Essential Components and Designations

A Will is a document of appointments and directions for estate governance. The Testator must first designate a Personal Representative (PR), often called an Executor, who will be responsible for administering the estate. The PR is the court-appointed fiduciary who manages the deceased’s affairs.

It is important to name at least one alternate Personal Representative to serve if the primary appointee is unable or unwilling to act. This designation ensures the Testator controls who manages their affairs, rather than leaving the appointment to the Probate Court. The PR designation involves identifying a reliable individual, as the role involves legal and financial duties.

The Will must contain clear instructions for specific gifts and bequests of property. Specific bequests direct particular assets, such as a named bank account or a specific parcel of real estate, to a named individual. Ambiguity in these descriptions can lead to disputes and court intervention, so assets should be identified precisely.

After all specific bequests are fulfilled, the remaining property constitutes the residuary estate. The residuary clause directs the distribution of all assets not specifically mentioned or those that failed to pass under a specific gift. This clause acts as a catch-all provision, ensuring no property is left without direction.

For parents of minor children, the Will is the proper instrument for nominating a legal guardian. This nomination is not automatically binding but is given serious consideration by the Probate Court. This function allows the Testator to influence who will raise their children.

The Will must instruct the PR on how to handle the estate’s liabilities, including debts, funeral costs, and administrative expenses. The PR is typically directed to pay these obligations from the residuary estate before distribution. The document should also specify which assets or beneficiaries bear the burden of estate and income taxes.

Michigan law allows the Testator to use a separate signed list to dispose of tangible personal property, such as household goods or artwork. This list cannot transfer money, stocks, or real estate. This method allows the Testator to change the disposition of minor items without executing a formal Codicil.

Modifying or Revoking the Document

A Will is not a static document and can be changed or canceled as the Testator’s circumstances evolve. Any change to an executed Will must adhere to the same execution formalities as the original document. A Codicil is the legal term for a document that amends, rather than replaces, a pre-existing Will.

A Codicil might be used to change a single beneficiary, replace a Personal Representative, or modify a specific gift. The Codicil must be signed by the Testator and witnessed by two disinterested individuals, just as the original Will was. Attaching a Codicil to the original Will without proper execution does not make the changes legally effective.

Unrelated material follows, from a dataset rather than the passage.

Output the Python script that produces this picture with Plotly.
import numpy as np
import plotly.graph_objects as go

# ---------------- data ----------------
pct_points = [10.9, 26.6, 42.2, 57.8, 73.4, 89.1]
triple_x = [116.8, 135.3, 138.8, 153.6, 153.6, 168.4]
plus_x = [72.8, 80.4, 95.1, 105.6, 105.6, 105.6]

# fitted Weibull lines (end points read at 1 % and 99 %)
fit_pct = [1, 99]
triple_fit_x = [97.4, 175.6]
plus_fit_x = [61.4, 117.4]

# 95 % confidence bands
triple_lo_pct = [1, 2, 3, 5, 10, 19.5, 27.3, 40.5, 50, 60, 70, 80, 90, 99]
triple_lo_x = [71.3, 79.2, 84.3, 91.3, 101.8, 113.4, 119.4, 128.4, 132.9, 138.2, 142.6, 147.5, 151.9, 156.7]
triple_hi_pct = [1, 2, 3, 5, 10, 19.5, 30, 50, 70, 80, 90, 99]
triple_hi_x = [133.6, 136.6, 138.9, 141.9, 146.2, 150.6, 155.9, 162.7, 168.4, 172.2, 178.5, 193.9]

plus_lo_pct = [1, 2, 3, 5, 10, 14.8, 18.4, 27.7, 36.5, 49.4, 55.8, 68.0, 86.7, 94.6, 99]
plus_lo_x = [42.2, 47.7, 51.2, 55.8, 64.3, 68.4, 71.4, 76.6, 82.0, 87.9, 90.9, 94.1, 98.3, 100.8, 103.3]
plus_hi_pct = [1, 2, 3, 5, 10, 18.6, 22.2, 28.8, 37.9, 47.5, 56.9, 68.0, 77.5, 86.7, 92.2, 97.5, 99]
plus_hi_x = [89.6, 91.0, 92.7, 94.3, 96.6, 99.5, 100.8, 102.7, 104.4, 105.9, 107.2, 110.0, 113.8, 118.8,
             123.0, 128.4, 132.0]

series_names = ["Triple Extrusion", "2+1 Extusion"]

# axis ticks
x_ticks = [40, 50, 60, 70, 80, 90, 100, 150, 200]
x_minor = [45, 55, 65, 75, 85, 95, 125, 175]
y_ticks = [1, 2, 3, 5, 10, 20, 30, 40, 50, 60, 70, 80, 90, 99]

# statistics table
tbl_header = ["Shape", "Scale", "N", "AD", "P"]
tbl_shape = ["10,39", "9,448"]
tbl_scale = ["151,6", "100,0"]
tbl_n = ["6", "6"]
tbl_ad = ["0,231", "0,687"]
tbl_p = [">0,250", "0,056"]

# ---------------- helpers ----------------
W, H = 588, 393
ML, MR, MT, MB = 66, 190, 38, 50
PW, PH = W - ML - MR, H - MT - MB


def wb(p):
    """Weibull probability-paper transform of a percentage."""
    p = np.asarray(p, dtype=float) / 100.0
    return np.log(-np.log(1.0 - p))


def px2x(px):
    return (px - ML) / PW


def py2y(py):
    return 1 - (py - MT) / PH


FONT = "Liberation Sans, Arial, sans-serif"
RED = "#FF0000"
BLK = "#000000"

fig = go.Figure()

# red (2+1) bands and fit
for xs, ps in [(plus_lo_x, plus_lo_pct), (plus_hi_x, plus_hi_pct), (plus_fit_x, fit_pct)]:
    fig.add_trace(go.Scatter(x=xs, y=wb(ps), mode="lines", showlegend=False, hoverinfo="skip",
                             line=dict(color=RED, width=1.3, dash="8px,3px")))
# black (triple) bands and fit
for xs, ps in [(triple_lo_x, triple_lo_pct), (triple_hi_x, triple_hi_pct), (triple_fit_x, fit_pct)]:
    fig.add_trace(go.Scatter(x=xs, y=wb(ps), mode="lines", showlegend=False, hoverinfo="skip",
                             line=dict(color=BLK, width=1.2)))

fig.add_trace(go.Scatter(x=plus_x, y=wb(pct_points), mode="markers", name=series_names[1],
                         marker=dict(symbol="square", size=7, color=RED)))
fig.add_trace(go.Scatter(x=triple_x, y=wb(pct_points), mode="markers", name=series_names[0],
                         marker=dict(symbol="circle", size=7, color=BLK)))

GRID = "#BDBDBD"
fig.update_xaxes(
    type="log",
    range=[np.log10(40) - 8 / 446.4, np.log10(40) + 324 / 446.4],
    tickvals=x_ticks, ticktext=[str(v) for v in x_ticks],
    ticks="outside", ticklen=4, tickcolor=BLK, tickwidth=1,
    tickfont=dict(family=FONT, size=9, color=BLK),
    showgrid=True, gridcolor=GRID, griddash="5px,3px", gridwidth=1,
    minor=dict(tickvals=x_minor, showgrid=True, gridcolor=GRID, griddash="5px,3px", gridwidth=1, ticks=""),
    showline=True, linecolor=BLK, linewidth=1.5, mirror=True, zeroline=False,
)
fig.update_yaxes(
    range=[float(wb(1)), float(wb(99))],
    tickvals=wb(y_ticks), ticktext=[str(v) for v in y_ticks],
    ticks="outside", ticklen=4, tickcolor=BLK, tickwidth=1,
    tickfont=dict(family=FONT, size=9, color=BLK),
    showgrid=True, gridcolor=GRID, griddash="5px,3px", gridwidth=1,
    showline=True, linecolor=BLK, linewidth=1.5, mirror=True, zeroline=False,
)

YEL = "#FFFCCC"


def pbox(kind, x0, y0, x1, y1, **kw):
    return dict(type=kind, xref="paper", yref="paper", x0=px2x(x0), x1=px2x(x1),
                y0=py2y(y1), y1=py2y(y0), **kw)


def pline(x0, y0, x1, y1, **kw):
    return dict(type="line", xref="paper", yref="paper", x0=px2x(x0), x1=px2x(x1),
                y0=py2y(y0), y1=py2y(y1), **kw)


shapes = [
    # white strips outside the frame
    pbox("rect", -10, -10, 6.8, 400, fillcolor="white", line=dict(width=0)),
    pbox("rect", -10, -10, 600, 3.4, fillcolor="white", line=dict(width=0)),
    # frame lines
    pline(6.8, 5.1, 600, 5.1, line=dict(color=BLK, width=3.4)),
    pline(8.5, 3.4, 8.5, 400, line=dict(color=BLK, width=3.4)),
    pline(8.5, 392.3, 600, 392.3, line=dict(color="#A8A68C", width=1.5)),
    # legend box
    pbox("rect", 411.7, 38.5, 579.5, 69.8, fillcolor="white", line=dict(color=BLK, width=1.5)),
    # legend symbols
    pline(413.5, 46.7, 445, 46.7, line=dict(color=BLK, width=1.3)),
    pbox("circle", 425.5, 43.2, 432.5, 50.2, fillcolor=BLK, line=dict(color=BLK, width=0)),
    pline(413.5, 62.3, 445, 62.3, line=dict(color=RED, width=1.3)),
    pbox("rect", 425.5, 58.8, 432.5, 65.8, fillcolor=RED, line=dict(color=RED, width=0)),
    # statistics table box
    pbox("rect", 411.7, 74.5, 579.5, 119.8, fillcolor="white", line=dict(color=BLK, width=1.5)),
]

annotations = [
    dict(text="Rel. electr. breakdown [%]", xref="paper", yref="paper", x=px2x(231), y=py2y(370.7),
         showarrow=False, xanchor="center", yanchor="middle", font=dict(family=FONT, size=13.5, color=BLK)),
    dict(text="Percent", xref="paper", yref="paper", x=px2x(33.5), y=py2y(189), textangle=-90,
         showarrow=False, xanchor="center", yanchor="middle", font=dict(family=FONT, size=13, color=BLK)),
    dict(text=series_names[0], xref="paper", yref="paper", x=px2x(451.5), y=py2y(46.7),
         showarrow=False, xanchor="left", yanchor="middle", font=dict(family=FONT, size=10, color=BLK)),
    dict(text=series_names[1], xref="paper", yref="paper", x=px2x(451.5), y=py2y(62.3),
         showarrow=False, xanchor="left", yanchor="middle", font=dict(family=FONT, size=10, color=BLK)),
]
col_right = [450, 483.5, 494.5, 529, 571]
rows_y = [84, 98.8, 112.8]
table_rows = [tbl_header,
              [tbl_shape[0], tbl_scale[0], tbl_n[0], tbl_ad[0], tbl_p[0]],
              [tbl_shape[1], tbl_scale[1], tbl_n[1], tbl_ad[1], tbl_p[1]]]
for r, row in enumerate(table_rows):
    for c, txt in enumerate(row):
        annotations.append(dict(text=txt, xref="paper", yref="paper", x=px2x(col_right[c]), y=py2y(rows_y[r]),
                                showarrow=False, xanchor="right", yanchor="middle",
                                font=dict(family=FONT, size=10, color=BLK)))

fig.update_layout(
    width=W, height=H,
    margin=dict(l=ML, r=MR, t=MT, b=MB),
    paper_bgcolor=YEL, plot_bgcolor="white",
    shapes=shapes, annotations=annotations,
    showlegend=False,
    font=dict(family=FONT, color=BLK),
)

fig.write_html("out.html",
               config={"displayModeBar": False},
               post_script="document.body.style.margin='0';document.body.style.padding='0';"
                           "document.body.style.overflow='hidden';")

Revocation by a subsequent document is the most common method of canceling an old Will. A new Will should always contain an explicit clause stating that it revokes all prior Wills and Codicils. This clause eliminates any ambiguity about which document represents the Testator’s final wishes.

A Will can also be revoked by a physical act performed with the intent to revoke. This includes destroying the document by burning, tearing, or canceling it. The key element is the simultaneous intent to revoke, not a simple accidental tear.

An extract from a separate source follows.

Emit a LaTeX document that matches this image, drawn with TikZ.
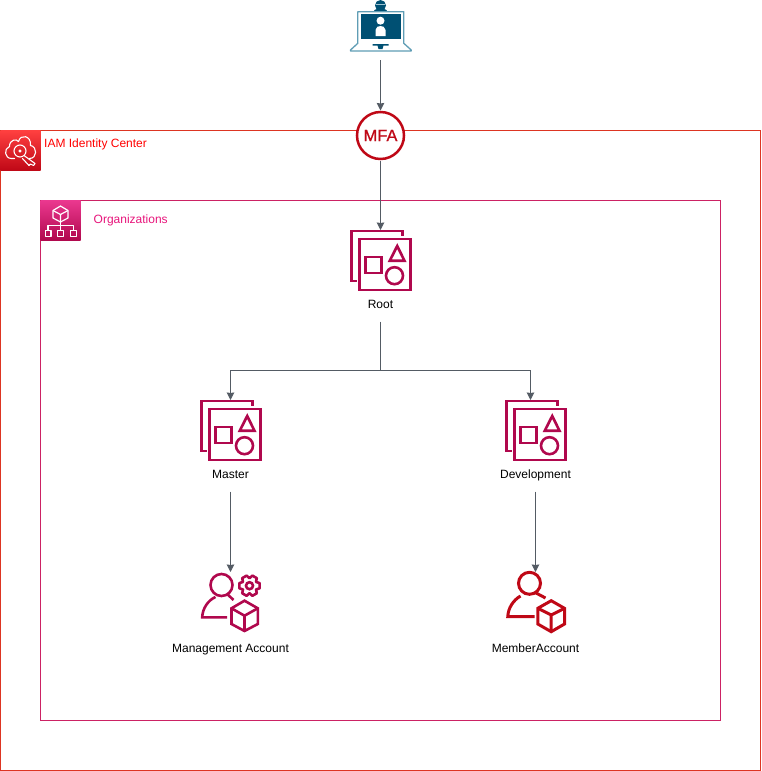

Michigan law provides for revocation by operation of law in specific circumstances, most commonly involving divorce or annulment. If the Testator marries after executing a Will, the new spouse is generally entitled to an intestate share of the estate unless the Will provides otherwise.

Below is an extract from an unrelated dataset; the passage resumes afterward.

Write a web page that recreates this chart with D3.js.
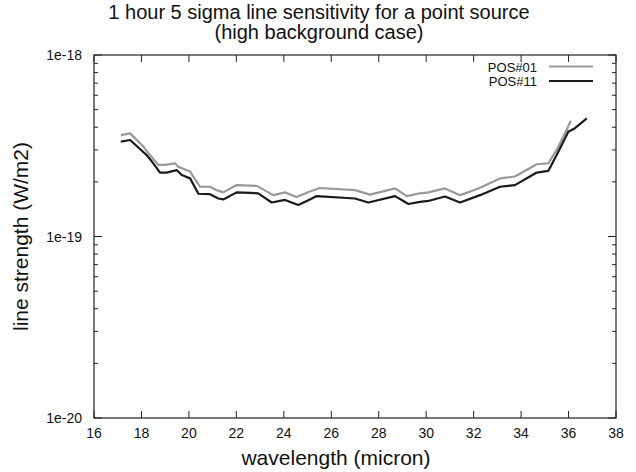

Upon a judgment of divorce or annulment, any provisions in the Will that favor the former spouse are automatically revoked. The former spouse is treated as having predeceased the Testator for the purposes of the Will. The remainder of the Will remains valid and is administered as if the former spouse had died.

The Michigan Probate Process

The Michigan Probate Process is the judicial method of validating the Will and administering the estate after the Testator’s death. This process is initiated when the named Personal Representative (PR) or any interested party files a petition with the local Probate Court. The Will must be filed with the court, requesting the appointment of the PR and the opening of the estate.

Michigan law provides for two primary types of administration: informal (unsupervised) and formal (supervised) proceedings. Informal proceedings are generally available when the Will is uncontested and the named PR is willing to serve. Informal administration allows the PR to manage the estate with minimal court oversight.

Formal proceedings are required when the validity of the Will is contested, the PR appointment is disputed, or when court supervision is requested by an interested party. Formal administration requires the PR to seek court approval for most actions, offering judicial oversight and protection for beneficiaries.

Once the Will is validated and the PR is formally appointed by the court through Letters of Authority, the administrative phase begins. The PR’s first duty is to identify and inventory all assets belonging to the decedent. This inventory must include a fair market value for each asset and must be filed with the Probate Court.

The PR must provide notice to all known creditors of the estate, who have a specific statutory period to file claims. The PR is responsible for reviewing and paying all debts and taxes, including final income tax returns. Failure to file a claim within the statutory period, typically four months, will bar the claim permanently.

After satisfying all debts, taxes, and administrative expenses, the PR’s final duty is to distribute the remaining assets according to the instructions laid out in the validated Will. The PR must prepare a final account detailing all transactions and proposed distributions. This account is submitted to the court and to the beneficiaries for review.

The estate is formally closed once the PR files a Sworn Statement to Close the Estate, confirming that all assets have been distributed and obligations have been met. For informal proceedings, this statement can be filed immediately after distribution. Formal supervised proceedings require a final court order to discharge the PR and close the estate file.

The entire probate process can range from six months to over a year, depending on the complexity of the assets and whether any litigation arises. A well-drafted Will and the use of a self-proving affidavit help streamline the informal probate process.